**Problem requirements**
Copy every line of the data that includes the string "with".

**Exercise data**
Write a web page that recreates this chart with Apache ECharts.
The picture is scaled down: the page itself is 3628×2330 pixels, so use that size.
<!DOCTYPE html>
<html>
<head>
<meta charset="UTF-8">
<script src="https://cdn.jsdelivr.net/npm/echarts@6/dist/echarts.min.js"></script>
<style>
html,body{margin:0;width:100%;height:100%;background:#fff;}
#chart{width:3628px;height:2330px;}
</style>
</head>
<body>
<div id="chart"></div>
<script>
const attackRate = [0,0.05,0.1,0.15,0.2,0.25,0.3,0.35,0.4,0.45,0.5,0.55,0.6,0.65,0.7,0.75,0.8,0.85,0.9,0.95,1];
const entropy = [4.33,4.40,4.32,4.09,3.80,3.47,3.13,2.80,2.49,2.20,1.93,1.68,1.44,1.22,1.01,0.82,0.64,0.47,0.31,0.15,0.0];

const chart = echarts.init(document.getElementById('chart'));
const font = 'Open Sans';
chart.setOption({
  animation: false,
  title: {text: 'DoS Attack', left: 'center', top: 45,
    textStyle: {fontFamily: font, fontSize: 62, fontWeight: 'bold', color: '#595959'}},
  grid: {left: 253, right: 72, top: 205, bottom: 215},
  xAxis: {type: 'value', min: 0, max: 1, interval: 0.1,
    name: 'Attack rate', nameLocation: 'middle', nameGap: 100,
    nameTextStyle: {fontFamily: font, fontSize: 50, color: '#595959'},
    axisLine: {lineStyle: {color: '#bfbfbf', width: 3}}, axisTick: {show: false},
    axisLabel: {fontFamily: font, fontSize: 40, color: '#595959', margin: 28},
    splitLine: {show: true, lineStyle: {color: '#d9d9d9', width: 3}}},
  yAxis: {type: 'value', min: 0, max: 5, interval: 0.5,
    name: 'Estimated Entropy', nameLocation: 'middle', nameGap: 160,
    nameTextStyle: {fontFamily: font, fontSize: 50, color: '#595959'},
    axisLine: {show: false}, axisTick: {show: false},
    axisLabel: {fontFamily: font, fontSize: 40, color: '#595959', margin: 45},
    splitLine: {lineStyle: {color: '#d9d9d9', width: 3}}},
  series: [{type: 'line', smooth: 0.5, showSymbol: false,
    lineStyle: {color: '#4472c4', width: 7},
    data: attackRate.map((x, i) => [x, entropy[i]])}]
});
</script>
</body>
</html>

* * *

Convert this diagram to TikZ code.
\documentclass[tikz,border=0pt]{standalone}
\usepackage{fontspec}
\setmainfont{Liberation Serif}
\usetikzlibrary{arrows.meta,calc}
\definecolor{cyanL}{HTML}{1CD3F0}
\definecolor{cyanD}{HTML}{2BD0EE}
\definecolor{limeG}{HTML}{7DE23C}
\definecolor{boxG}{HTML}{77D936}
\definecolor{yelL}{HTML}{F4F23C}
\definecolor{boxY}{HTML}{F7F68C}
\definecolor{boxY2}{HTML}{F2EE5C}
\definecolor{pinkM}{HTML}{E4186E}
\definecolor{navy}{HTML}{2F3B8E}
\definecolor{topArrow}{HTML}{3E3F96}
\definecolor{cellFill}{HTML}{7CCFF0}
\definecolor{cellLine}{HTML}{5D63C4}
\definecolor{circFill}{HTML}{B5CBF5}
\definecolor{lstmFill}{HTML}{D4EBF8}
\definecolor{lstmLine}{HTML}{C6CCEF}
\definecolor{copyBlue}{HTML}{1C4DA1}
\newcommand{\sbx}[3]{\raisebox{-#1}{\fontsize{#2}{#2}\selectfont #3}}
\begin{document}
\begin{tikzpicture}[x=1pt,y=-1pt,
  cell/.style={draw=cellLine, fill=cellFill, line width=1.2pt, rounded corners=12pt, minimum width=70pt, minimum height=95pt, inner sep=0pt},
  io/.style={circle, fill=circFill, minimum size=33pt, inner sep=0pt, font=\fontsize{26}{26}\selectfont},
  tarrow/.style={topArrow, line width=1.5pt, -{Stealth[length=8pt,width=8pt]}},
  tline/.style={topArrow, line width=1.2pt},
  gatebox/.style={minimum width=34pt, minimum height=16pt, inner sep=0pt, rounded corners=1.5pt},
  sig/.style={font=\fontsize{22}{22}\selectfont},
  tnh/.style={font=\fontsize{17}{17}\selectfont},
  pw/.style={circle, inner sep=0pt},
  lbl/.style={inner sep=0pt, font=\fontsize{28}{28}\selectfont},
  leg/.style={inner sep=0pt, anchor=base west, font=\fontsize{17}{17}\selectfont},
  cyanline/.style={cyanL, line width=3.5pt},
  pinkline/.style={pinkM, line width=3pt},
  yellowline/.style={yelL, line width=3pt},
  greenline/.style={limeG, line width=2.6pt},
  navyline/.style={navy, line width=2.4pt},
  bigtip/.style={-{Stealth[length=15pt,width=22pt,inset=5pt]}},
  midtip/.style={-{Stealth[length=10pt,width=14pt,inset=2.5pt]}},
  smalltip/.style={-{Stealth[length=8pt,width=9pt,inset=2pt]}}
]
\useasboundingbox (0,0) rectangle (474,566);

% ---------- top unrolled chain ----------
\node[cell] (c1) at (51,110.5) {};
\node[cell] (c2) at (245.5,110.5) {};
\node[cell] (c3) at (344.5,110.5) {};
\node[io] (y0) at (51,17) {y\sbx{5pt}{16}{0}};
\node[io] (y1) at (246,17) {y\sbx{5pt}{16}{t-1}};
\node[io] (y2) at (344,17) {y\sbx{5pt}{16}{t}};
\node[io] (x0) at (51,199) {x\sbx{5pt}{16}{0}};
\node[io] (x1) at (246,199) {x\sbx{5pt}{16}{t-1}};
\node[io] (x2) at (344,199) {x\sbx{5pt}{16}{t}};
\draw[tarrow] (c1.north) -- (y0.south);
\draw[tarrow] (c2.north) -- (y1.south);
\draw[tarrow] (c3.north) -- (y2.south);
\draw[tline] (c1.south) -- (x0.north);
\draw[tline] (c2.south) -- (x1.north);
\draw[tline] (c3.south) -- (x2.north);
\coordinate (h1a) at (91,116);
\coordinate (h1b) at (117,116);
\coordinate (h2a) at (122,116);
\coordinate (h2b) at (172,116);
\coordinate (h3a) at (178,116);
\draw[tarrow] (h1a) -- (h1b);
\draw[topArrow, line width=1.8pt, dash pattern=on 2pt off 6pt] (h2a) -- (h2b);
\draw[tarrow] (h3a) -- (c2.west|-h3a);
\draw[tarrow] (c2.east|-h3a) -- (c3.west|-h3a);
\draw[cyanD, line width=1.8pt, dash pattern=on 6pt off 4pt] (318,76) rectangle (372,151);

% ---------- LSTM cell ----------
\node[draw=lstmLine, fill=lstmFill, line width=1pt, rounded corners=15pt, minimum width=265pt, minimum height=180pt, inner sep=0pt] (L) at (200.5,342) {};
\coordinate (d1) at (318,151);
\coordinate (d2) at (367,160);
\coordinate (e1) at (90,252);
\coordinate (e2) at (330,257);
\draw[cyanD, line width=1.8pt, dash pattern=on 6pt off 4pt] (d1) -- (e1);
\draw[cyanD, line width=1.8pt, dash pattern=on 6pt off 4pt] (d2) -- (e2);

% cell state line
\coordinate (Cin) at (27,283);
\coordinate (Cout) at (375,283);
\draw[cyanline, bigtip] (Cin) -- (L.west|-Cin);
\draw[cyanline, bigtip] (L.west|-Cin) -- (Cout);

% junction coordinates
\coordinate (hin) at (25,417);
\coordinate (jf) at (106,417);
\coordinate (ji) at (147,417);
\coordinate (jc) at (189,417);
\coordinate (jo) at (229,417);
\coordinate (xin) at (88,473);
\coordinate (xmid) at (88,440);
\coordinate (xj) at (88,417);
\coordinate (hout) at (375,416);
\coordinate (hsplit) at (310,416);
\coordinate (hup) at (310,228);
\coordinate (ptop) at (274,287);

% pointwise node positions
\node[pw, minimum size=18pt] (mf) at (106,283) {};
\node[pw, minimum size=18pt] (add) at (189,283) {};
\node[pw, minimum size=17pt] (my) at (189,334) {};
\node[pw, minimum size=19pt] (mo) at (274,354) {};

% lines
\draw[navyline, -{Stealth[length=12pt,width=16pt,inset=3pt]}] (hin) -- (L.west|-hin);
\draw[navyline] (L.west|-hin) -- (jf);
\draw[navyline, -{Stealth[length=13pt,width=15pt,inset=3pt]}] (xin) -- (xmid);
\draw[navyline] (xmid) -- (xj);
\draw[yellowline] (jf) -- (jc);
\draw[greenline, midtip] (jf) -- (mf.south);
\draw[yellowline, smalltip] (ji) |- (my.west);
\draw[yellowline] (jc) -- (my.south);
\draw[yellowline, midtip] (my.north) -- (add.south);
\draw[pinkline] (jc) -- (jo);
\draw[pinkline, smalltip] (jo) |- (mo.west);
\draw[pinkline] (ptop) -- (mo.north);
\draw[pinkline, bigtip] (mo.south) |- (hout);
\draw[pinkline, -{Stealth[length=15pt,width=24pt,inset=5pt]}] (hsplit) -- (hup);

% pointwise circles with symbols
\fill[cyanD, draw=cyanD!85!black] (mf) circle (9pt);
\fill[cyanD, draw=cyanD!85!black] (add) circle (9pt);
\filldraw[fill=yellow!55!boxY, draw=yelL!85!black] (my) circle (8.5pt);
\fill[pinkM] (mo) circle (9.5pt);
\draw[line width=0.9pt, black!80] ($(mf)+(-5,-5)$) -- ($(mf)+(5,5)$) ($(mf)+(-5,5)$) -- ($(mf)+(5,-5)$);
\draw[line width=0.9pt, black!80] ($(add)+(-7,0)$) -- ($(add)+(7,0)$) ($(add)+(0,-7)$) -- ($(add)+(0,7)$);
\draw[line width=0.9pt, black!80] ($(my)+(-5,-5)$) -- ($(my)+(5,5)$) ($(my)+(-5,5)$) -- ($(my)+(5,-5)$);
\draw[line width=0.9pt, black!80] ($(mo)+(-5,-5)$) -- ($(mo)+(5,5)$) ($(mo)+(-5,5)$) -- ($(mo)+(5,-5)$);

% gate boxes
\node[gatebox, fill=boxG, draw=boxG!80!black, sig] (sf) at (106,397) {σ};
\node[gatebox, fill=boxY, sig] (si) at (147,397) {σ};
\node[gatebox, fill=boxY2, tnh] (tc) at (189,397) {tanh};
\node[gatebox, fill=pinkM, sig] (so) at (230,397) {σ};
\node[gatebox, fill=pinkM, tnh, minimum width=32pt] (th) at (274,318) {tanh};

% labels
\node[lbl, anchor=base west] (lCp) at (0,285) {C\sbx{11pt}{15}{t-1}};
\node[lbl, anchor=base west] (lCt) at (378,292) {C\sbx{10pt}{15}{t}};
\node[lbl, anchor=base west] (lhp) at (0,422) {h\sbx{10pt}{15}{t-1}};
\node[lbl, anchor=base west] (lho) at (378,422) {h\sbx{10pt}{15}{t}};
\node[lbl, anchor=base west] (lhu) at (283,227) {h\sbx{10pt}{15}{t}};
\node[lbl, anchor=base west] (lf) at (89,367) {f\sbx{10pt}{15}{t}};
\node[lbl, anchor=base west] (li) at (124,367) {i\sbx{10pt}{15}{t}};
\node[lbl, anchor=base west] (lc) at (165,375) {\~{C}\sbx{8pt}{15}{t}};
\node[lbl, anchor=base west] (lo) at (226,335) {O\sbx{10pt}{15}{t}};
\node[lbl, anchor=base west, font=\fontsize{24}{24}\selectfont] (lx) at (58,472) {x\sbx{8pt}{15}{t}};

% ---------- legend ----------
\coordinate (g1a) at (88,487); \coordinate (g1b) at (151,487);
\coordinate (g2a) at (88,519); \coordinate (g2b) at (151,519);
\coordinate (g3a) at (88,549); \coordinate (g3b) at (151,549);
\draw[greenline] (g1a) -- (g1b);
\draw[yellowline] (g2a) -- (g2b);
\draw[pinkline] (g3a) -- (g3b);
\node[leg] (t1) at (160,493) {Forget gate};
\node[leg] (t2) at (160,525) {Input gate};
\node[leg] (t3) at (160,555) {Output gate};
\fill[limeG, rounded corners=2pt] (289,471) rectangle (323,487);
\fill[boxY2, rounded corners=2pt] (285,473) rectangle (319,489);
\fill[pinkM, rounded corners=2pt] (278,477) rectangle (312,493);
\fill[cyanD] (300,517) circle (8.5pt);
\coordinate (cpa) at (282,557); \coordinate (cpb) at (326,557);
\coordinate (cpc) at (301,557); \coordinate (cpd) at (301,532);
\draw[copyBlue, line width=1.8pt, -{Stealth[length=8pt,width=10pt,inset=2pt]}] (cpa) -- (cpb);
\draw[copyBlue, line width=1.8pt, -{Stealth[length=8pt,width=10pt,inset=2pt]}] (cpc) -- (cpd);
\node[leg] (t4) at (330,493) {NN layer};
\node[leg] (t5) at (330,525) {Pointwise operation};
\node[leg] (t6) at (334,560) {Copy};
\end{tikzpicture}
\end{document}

**Completed task**
Write a web page that recreates this chart with Apache ECharts.
% pointwise circles with symbols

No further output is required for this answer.